Documenting the Calculation Process

Professional teams document every assumption behind the staircase length. Start with photographs of your measuring setup, then include annotated sketches showing the triangle formed by rise and run. Print a copy of the calculator output with time stamps and store it in the project management platform. If the owner later requests a modification—such as widening the stair or inserting lighting channels—you can revisit the saved calculations to understand how much slack exists in the stringer length before re-engineering the assembly.

Coordinating with Other Trades

A precise staircase length unlocks coordination across trades. Mechanical contractors can route ducts clear of the stringer path, electricians can prewire step lighting, and finish carpenters can order handrail stock to exact lengths. Sharing your calculation notes also helps fire-protection consultants confirm that required clear widths and landing dimensions remain intact after any layout tweaks. Because the stringer is typically installed early in the interior fit-out sequence, accurate numbers keep the entire schedule moving.

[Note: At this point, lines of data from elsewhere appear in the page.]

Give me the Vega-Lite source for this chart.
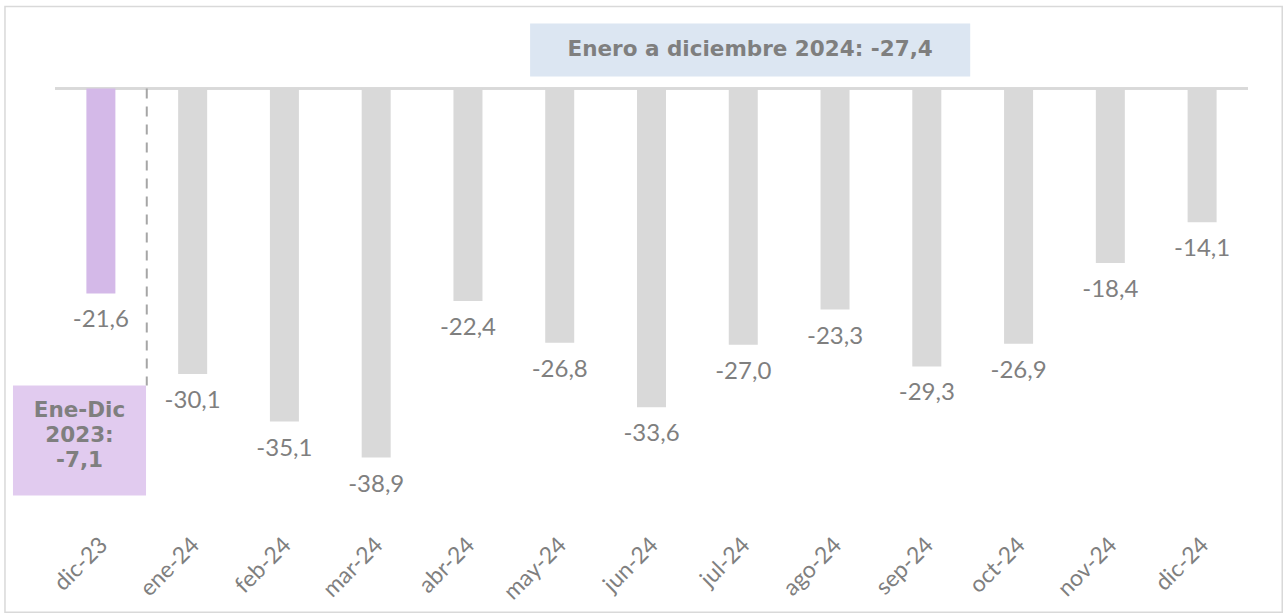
{
  "$schema": "https://vega.github.io/schema/vega-lite/v6.json",
  "width": 1193,
  "height": 484,
  "autosize": {"type": "none"},
  "padding": {"left": 55, "top": 22, "right": 38, "bottom": 107},
  "background": "white",
  "config": {"view": {"stroke": null}, "font": "Lato"},
  "datasets": {
    "meses": [
      {"mes": "dic-23", "valor": -21.6, "etiqueta": "-21,6", "grupo": "2023"},
      {"mes": "ene-24", "valor": -30.1, "etiqueta": "-30,1", "grupo": "2024"},
      {"mes": "feb-24", "valor": -35.1, "etiqueta": "-35,1", "grupo": "2024"},
      {"mes": "mar-24", "valor": -38.9, "etiqueta": "-38,9", "grupo": "2024"},
      {"mes": "abr-24", "valor": -22.4, "etiqueta": "-22,4", "grupo": "2024"},
      {"mes": "may-24", "valor": -26.8, "etiqueta": "-26,8", "grupo": "2024"},
      {"mes": "jun-24", "valor": -33.6, "etiqueta": "-33,6", "grupo": "2024"},
      {"mes": "jul-24", "valor": -27.0, "etiqueta": "-27,0", "grupo": "2024"},
      {"mes": "ago-24", "valor": -23.3, "etiqueta": "-23,3", "grupo": "2024"},
      {"mes": "sep-24", "valor": -29.3, "etiqueta": "-29,3", "grupo": "2024"},
      {"mes": "oct-24", "valor": -26.9, "etiqueta": "-26,9", "grupo": "2024"},
      {"mes": "nov-24", "valor": -18.4, "etiqueta": "-18,4", "grupo": "2024"},
      {"mes": "dic-24", "valor": -14.1, "etiqueta": "-14,1", "grupo": "2024"}
    ],
    "cajas": [
      {"caja": "2024", "x1": 5.177, "x2": 9.973, "y1": 6.85, "y2": 1.26},
      {"caja": "2023", "x1": -0.458, "x2": 0.992, "y1": -31.3, "y2": -42.9}
    ],
    "textos": [
      {"caja": "2024", "xc": 7.575, "yc": 4.05, "texto": ["Enero a diciembre 2024: -27,4"]},
      {"caja": "2023", "xc": 0.267, "yc": -34.0, "texto": ["Ene-Dic", "2023:", "-7,1"]}
    ],
    "marco": [{"x1": -0.545, "x2": 13.373, "y1": 8.64, "y2": -55.2}],
    "divisor": [{"xd": 1.0, "y1": 0, "y2": -31.3}]
  },
  "resolve": {"scale": {"x": "independent", "color": "independent"}, "axis": {"x": "independent"}},
  "layer": [
    {
      "layer": [
        {
          "data": {"name": "meses"},
          "mark": {"type": "rule", "color": "#d9d9d9", "strokeWidth": 2},
          "encoding": {"y": {"datum": 0, "type": "quantitative", "scale": {"domain": [-44, 7], "nice": false, "zero": false}, "axis": null}}
        },
        {
          "data": {"name": "meses"},
          "mark": {"type": "bar"},
          "encoding": {
            "x": {
              "field": "mes", "type": "nominal", "sort": null,
              "scale": {"paddingInner": 0.684, "paddingOuter": 0.342},
              "axis": {
                "title": null, "domain": false, "ticks": false,
                "labelAngle": -45, "labelAlign": "right", "labelBaseline": "middle",
                "labelFontSize": 23, "labelColor": "#7f7f7f", "labelFont": "Lato",
                "labelPadding": 35, "labelOffset": 3
              }
            },
            "y": {"field": "valor", "type": "quantitative"},
            "y2": {"datum": 0},
            "color": {"field": "grupo", "type": "nominal", "scale": {"domain": ["2023", "2024"], "range": ["#d4b9e8", "#d9d9d9"]}, "legend": null}
          }
        },
        {
          "data": {"name": "meses"},
          "mark": {"type": "text", "baseline": "middle", "dy": 27, "fontSize": 24, "color": "#7f7f7f", "font": "Lato"},
          "encoding": {
            "x": {"field": "mes", "type": "nominal", "sort": null},
            "y": {"field": "valor", "type": "quantitative"},
            "text": {"field": "etiqueta"}
          }
        }
      ]
    },
    {
      "layer": [
        {
          "data": {"name": "marco"},
          "mark": {"type": "rect", "fillOpacity": 0, "stroke": "#d9d9d9", "strokeWidth": 1.5},
          "encoding": {
            "x": {"field": "x1", "type": "quantitative", "scale": {"domain": [0, 13], "nice": false, "zero": false}, "axis": null},
            "x2": {"field": "x2"},
            "y": {"field": "y1", "type": "quantitative"},
            "y2": {"field": "y2"}
          }
        },
        {
          "data": {"name": "divisor"},
          "mark": {"type": "rule", "color": "#a6a6a6", "strokeWidth": 2, "strokeDash": [10, 8]},
          "encoding": {
            "x": {"field": "xd", "type": "quantitative"},
            "y": {"field": "y1", "type": "quantitative"},
            "y2": {"field": "y2"}
          }
        },
        {
          "data": {"name": "cajas"},
          "mark": {"type": "rect"},
          "encoding": {
            "x": {"field": "x1", "type": "quantitative"},
            "x2": {"field": "x2"},
            "y": {"field": "y1", "type": "quantitative"},
            "y2": {"field": "y2"},
            "color": {"field": "caja", "type": "nominal", "scale": {"domain": ["2023", "2024"], "range": ["#e1cbef", "#dce6f2"]}, "legend": null}
          }
        },
        {
          "data": {"name": "textos"},
          "mark": {"type": "text", "fontSize": 21.5, "fontWeight": "bold", "color": "#7f7f7f", "font": "DejaVu Sans", "lineHeight": 25, "baseline": "middle"},
          "encoding": {
            "x": {"field": "xc", "type": "quantitative"},
            "y": {"field": "yc", "type": "quantitative"},
            "text": {"field": "texto"}
          }
        }
      ]
    }
  ]
}
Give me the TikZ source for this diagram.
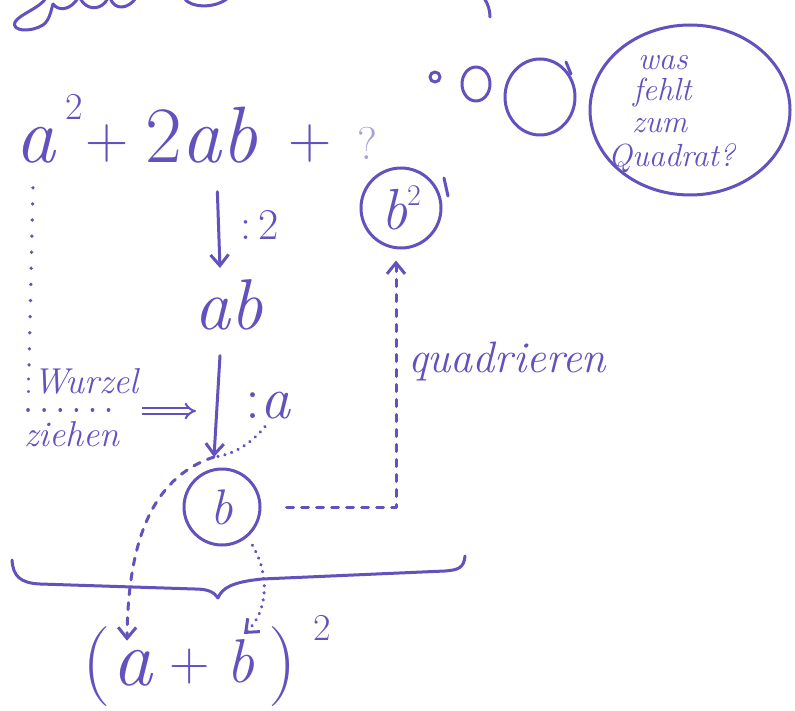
\documentclass[tikz,border=0pt]{standalone}
\usetikzlibrary{arrows.meta,calc}
\definecolor{ink}{RGB}{98,82,190}
\newcommand\hwsize[1]{\fontsize{#1}{#1}\selectfont}
\begin{document}
\begin{tikzpicture}[x=1pt,y=-1pt,
  hw/.style={text=ink, inner sep=0pt, outer sep=0pt},
  pen/.style={draw=ink, line width=3pt, line cap=round, line join=round},
  sparse/.style={pen, line width=3.6pt, dash pattern=on 0.1pt off 16pt},
  dots/.style={pen, line width=3.4pt, dash pattern=on 0.1pt off 7pt},
  dashes/.style={pen, line width=3pt, dash pattern=on 7pt off 8pt},
  arr/.style={-{Straight Barb[length=11pt,width=18pt,line width=3pt]}},
  ring/.style={circle, draw=ink, line width=3pt, text=ink, inner sep=0pt}]
\useasboundingbox (0,0) rectangle (795,711);
\fill[white] (0,0) rectangle (795,711);
\clip (0,0) rectangle (795,711);

% cut-off handwriting at the top edge
\draw[pen] (46,-2) .. controls (40,8) and (20,14) .. (15,22) .. controls (11,31) and (30,33) .. (43,25) .. controls (50,20) and (51,10) .. (53,4);
\draw[pen] (53,4) .. controls (58,11) and (70,11) .. (78,-2);
\draw[pen] (80,-2) .. controls (86,11) and (102,11) .. (108,-2);
\draw[pen] (110,-2) .. controls (115,11) and (128,9) .. (136,-2);
\draw[pen] (184,-2) .. controls (190,8) and (215,9) .. (228,-2);
\draw[pen] (484,-2) .. controls (488,4) and (490,10) .. (490,17);

% main expression
\node[hw, anchor=base west, font=\hwsize{80}\itshape] (aa) at (15,163) {a};
\node[hw, anchor=base west, font=\hwsize{38}] (sq1) at (65,120) {2};
\node[hw, font=\hwsize{60}] (pl1) at (107,144) {+};
\node[hw, anchor=base west, font=\hwsize{80}] (tab) at (145,163) {2\textit{ab}};
\node[hw, font=\hwsize{60}] (pl2) at (310,144) {+};
\node[hw, anchor=base west, font=\hwsize{46}, text=ink!55] (qm) at (357,160) {?};

% thought bubbles
\draw[pen] (435,77) circle[radius=5pt];
\draw[pen] (476,84) ellipse[x radius=14pt, y radius=17pt];
\draw[pen] (540,97) ellipse[x radius=35pt, y radius=38pt];
\draw[pen] (566,62) -- (571,74);
\draw[pen] (690,110) ellipse[x radius=100pt, y radius=85pt];
\node[hw, anchor=base west, font=\hwsize{32}\itshape] (bw1) at (638,70) {was};
\node[hw, anchor=base west, font=\hwsize{32}\itshape] (bw2) at (633,101) {fehlt};
\node[hw, anchor=base west, font=\hwsize{32}\itshape] (bw3) at (632,133) {zum};
\node[hw, anchor=base west, font=\hwsize{32}\itshape] (bw4) at (608,167) {Quadrat?};

% left labels
\node[hw, anchor=base west, font=\hwsize{36}] (wz) at (24,393) {:\textit{Wurzel}};
\node[hw, anchor=base west, font=\hwsize{36}\itshape] (zh) at (24,446) {ziehen};

% middle column
\node[hw, anchor=base, font=\hwsize{72}\itshape] (ab) at (229,330) {ab};
\node[hw, anchor=base west, font=\hwsize{44}] (d2) at (240,240) {:\,2};
\node[hw, anchor=base west, font=\hwsize{60}] (da) at (245,418) {:\textit{a}};
\node[ring, minimum size=76pt, font=\hwsize{50}\itshape] (bn) at (222,507) {b};
\node[ring, minimum size=80pt] (b2) at (401,208) {\hwsize{58}\itshape b\raisebox{24pt}{\hwsize{30}\upshape 2}};
\draw[pen] (444,178) -- (448,196);
\node[hw, anchor=base west, font=\hwsize{44}\itshape] (qd) at (408,372) {quadrieren};

% result
\node[hw, anchor=base west, font=\hwsize{80}] (lp) at (82,686) {(};
\node[hw, anchor=base west, font=\hwsize{80}\itshape] (a1) at (112,685) {a};
\node[hw, font=\hwsize{56}] (pl3) at (190,667) {+};
\node[hw, anchor=base west, font=\hwsize{62}\itshape] (b1) at (226,682) {b};
\node[hw, anchor=base west, font=\hwsize{80}] (rp) at (268,686) {)};
\node[hw, anchor=base west, font=\hwsize{38}] (sq2) at (313,640) {2};

% connectors
\coordinate (tipb) at (214,457);
\coordinate (dst) at (142,411);
\coordinate (dend) at (196,411);
\draw[sparse] ($(aa.south west)+(18,24)$) -- ($(wz.north west)+(5,0)$);
\draw[sparse] ($(wz.base west)+(4,17)$) -- ++(96,0);
\draw[draw=ink, line width=2pt, double=white, double distance=3.5pt, -{Implies}] (dst) -- (dend);
\draw[pen, arr] ($(tab.south)+(16,28)$) -- ($(ab.north)+(-9,-12)$);
\draw[pen, arr] ($(ab.south)+(-9,25)$) -- (tipb);
\draw[dots] ($(da.south west)+(20,8)$) .. controls (250,445) and (232,455) .. (tipb);
\draw[dashes, arr] (tipb) .. controls (150,478) and (128,545) .. ($(a1.north)+(-5,-9)$);
\draw[dashes, arr] ([xshift=25pt]bn.east) -| ([xshift=-5pt, yshift=-11pt]b2.south);
\draw[dots, arr] ($(bn.-50)+(5,8)$) .. controls (270,575) and (268,612) .. ($(b1.north)+(4,-5)$);

% brace
\draw[pen] (12,560) .. controls (13,576) and (20,583) .. (40,584) -- (195,589) .. controls (208,589) and (214,592) .. (218,598) .. controls (222,588) and (232,582) .. (262,579) -- (445,571) .. controls (458,570) and (464,568) .. (465,556);
\end{tikzpicture}
\end{document}
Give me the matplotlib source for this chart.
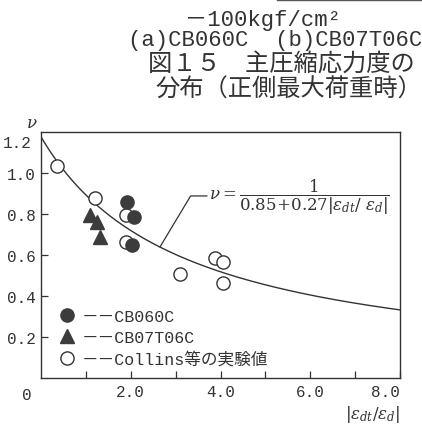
import numpy as np
import matplotlib
matplotlib.use("Agg")
import matplotlib.pyplot as plt
from matplotlib.lines import Line2D
from matplotlib.ticker import FixedLocator, FormatStrFormatter

# strain ratio |eps_dt/eps_d| and efficiency factor nu
cb060c_x = [1.91, 2.07, 2.03]
cb060c_nu = [0.86, 0.785, 0.649]
cb07t06c_x = [1.09, 1.25, 1.31]
cb07t06c_nu = [0.795, 0.76, 0.688]
collins_x = [0.36, 1.20, 1.89, 1.89, 3.10, 3.88, 4.05, 4.05]
collins_nu = [1.034, 0.878, 0.795, 0.663, 0.507, 0.585, 0.566, 0.463]

# nu = 1 / (A + B*|eps_dt/eps_d|)
COEF_A = 0.85
COEF_B = 0.27

labels = ["－－CB060C", "－－CB07T06C", "－－Collins等の実験値"]
x_major = [2, 4, 6, 8]
x_minor = [1, 3, 5, 7]
y_major = [0.2, 0.4, 0.6, 0.8, 1.0]
y_top = 1.2

INK = "#333333"
MONO = ["Liberation Mono", "Noto Sans CJK JP"]
CJK = ["Noto Sans CJK JP"]

plt.rcParams["mathtext.fontset"] = "dejavuserif"


def nu(r):
    return 1.0 / (COEF_A + COEF_B * np.asarray(r))


fig = plt.figure(figsize=(4.22, 4.27), dpi=100)
ax = fig.add_axes([41 / 422, 48 / 427, 359 / 422, 246 / 427])

r = np.linspace(0, 8, 200)
ax.plot(r, nu(r), color=INK, lw=1.0, zorder=2)

h_col, = ax.plot(collins_x, collins_nu, "o", ms=9.5, mfc="white", mec=INK,
                 mew=1.0, zorder=3)
h_cb6, = ax.plot(cb060c_x, cb060c_nu, "o", ms=9.5, mfc="#3c3c3c", mec="#3c3c3c",
                 zorder=4)
h_cb7, = ax.plot(cb07t06c_x, cb07t06c_nu, "^", ms=10, mfc="#3c3c3c",
                 mec="#3c3c3c", zorder=4)

ax.set_xlim(0, 8)
ax.set_ylim(0, y_top)

ax.xaxis.set_major_locator(FixedLocator(x_major))
ax.xaxis.set_minor_locator(FixedLocator(x_minor))
ax.xaxis.set_major_formatter(FormatStrFormatter("%.1f"))
ax.yaxis.set_major_locator(FixedLocator(y_major))
ax.yaxis.set_major_formatter(FormatStrFormatter("%.1f"))
ax.tick_params(which="both", direction="in", length=5, width=0.9, color=INK,
               labelcolor=INK, labelsize=11.5, pad=4)
for lab in ax.get_xticklabels() + ax.get_yticklabels():
    lab.set_family(MONO)
# last x label kept inside the frame
ax.get_xticklabels()[-1].set_ha("right")
for s in ax.spines.values():
    s.set_color(INK)
    s.set_linewidth(1.0)

# top value sits just under the frame corner, "0" shared by both axes
ytr = ax.get_yaxis_transform()
ax.text(-0.025, y_top - 0.015, f"{y_top:.1f}", transform=ytr, ha="right",
        va="top", family=MONO, fontsize=11.5, color=INK)
ax.text(-0.025, -0.035, "0", transform=ax.transAxes, ha="right", va="top",
        family=MONO, fontsize=11.5, color=INK)
ax.text(-0.025, 1.005, r"$\nu$", transform=ax.transAxes, ha="center",
        va="bottom", fontsize=12, color=INK)
ax.set_xlabel(r"$|\varepsilon_{dt}/\varepsilon_{d}|$", loc="right",
              fontsize=12, color=INK, labelpad=3)

# design curve annotation
r0 = 2.65
ax.annotate("", xy=(r0, nu(r0)), xytext=(3.70, 0.888),
            arrowprops=dict(arrowstyle="-", color=INK, lw=0.9,
                            connectionstyle="angle,angleA=0,angleB=59,rad=0",
                            shrinkA=0, shrinkB=0))
ax.text(3.74, 0.888,
        r"$\nu=\dfrac{1}{0.85\!+\!0.27|\varepsilon_{dt}/\ \varepsilon_{d}|}$",
        ha="left", va="center", fontsize=12, color=INK)

leg = ax.legend([h_cb6, h_cb7, h_col], labels, loc="lower left",
                bbox_to_anchor=(0.03, 0.02), frameon=False, numpoints=1,
                handlelength=1.0, handletextpad=0.4, labelspacing=0.35,
                borderaxespad=0, prop={"family": MONO, "size": 12})
for t in leg.get_texts():
    t.set_color(INK)

# caption block above the chart
fig.add_artist(Line2D([277 / 422, 1.0], [1 - 1 / 427] * 2, color="#555555",
                      lw=1.0))
fig.text(0.624, 0.953, "－100kgf/cm²", ha="center", va="center", family=MONO,
         fontsize=16, color=INK)
fig.text(1.0, 0.906, "(a)CB060C  (b)CB07T06C", ha="right", va="center",
         family=MONO, fontsize=16, color=INK)
fig.text(0.983, 0.848, "図１５　主圧縮応力度の", ha="right", va="center",
         family=CJK, fontsize=17.5, color=INK)
fig.text(1.0, 0.791, "分布（正側最大荷重時）", ha="right", va="center",
         family=CJK, fontsize=17.5, color=INK)

fig.savefig("out.png", dpi=100)
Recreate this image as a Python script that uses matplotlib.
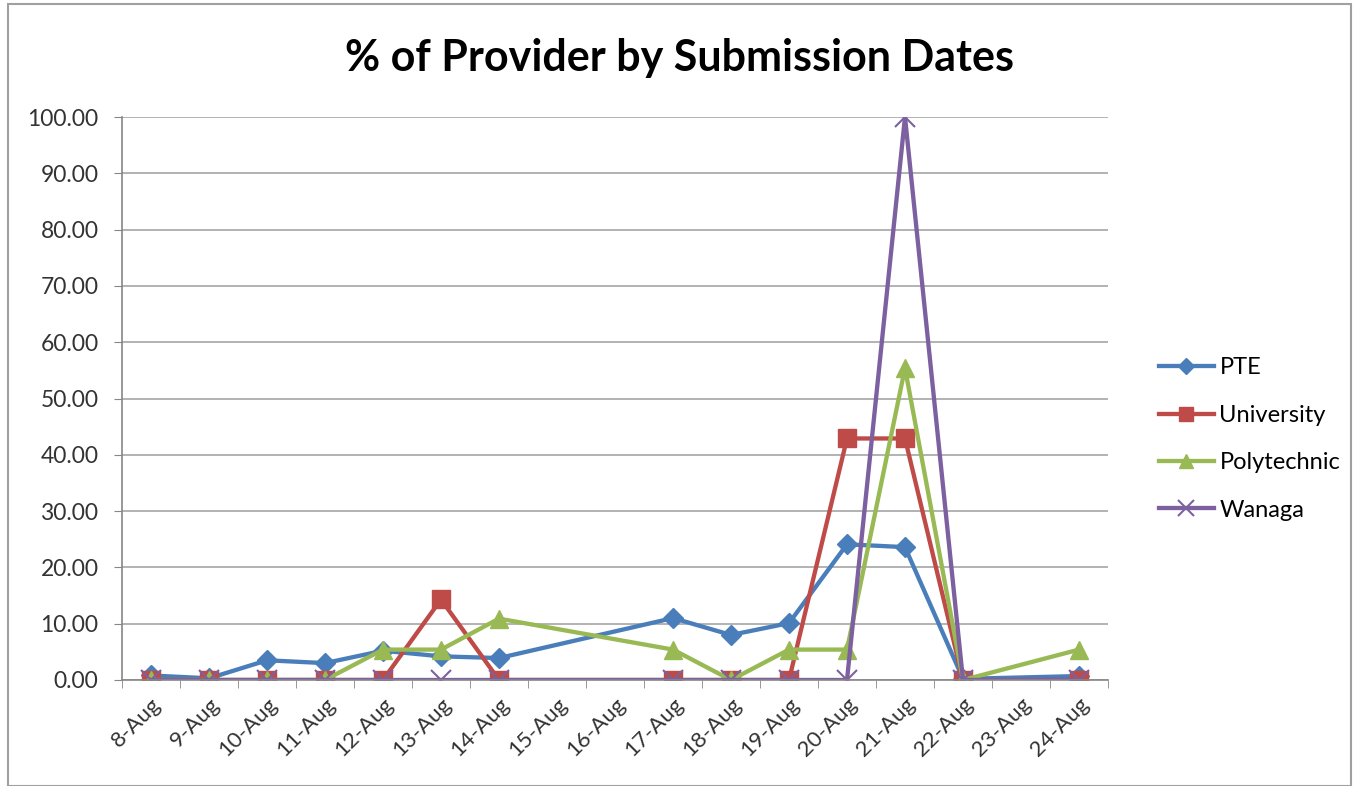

Quality Assurance and Iteration

Finally, treat calculations as living data. After framing the stairs, verify a few riser heights with a digital caliper. Compare them to the calculator’s predicted value; if the installed risers deviate by more than 0.125 inch, adjust the remaining treads or shims before installing finish materials. The more closely the built condition mirrors the calculated length, the easier it will be to pass inspection and to deliver a staircase that feels effortless underfoot.

Mastering how to calculate the length of a staircase gives you full command over spatial efficiency, compliance, and user comfort. With field-ready workflows, reliable standards, and a responsive calculator, you can design stairs that are both sculptural centerpieces and precise engineering statements.